Without further comment, state how many lines in the listing below contain the word "React".
☆ ☆ ☆
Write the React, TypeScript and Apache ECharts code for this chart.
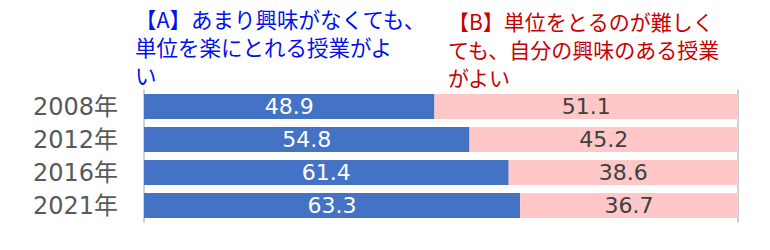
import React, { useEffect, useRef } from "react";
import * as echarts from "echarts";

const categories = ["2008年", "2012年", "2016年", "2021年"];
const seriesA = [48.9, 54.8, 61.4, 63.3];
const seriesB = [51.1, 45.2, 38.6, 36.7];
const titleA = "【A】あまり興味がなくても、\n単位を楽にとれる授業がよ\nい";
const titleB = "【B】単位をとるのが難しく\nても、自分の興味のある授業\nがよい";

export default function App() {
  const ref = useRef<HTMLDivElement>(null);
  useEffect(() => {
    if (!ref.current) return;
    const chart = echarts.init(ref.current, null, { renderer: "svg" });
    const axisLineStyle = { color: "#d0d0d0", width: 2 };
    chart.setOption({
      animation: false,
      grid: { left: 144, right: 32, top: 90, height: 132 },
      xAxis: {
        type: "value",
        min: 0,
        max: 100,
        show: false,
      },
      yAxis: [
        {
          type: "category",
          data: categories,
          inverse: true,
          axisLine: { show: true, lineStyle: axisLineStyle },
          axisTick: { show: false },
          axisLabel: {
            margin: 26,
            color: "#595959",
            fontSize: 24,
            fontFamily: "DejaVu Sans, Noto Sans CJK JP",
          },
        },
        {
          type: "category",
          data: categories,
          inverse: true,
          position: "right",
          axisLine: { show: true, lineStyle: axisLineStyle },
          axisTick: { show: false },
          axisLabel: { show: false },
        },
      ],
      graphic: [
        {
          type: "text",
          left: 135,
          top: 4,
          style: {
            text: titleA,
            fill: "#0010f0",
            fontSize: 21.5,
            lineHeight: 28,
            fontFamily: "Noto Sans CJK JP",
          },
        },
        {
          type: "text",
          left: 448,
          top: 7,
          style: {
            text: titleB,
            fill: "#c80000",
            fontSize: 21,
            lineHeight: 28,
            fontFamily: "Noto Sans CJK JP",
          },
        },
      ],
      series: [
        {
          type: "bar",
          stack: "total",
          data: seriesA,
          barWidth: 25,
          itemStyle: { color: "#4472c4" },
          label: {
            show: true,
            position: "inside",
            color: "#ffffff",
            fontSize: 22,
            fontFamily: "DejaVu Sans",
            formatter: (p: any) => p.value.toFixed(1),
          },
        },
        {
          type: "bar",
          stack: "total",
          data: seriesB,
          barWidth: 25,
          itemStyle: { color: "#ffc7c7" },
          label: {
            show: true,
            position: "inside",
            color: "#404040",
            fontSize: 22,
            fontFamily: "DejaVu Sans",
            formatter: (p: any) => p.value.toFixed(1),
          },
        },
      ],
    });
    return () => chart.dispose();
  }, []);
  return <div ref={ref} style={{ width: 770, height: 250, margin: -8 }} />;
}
☆ ☆ ☆
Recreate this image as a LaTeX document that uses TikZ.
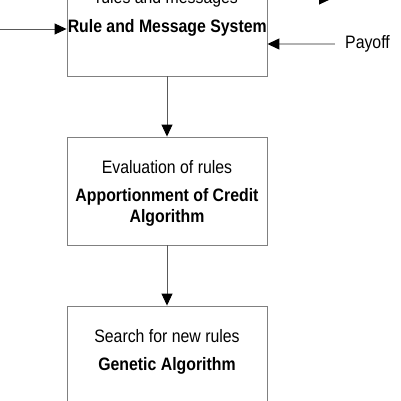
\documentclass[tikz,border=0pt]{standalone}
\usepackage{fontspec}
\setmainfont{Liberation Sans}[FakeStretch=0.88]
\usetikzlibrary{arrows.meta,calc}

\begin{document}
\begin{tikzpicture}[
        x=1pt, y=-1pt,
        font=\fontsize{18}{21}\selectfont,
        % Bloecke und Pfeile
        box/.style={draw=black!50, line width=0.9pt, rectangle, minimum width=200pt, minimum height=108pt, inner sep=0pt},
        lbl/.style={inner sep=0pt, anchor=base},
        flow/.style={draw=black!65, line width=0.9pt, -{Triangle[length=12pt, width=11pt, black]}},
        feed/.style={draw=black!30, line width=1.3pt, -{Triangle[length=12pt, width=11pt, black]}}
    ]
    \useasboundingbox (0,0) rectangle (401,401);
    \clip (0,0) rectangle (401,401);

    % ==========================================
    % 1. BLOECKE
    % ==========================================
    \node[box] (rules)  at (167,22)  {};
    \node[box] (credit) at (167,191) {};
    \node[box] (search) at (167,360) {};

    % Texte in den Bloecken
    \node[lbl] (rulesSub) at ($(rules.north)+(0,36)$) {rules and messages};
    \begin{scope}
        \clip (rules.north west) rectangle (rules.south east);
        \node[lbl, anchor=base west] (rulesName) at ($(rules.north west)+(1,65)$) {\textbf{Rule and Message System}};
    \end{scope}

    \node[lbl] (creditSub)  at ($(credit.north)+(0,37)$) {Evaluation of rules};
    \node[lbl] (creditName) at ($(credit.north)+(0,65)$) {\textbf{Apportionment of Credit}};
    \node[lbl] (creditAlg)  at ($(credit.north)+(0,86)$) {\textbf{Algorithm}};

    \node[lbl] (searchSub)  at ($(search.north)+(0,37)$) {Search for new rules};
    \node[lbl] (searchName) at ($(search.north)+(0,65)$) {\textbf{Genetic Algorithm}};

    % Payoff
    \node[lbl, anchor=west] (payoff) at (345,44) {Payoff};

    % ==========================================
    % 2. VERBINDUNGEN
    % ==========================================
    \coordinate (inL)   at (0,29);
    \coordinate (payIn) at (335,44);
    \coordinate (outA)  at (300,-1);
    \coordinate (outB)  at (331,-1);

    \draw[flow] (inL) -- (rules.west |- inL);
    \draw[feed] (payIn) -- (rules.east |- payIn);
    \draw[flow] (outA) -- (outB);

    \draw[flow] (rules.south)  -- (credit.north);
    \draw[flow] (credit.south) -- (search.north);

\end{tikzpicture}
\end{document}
☆ ☆ ☆
• OUTPUT: 2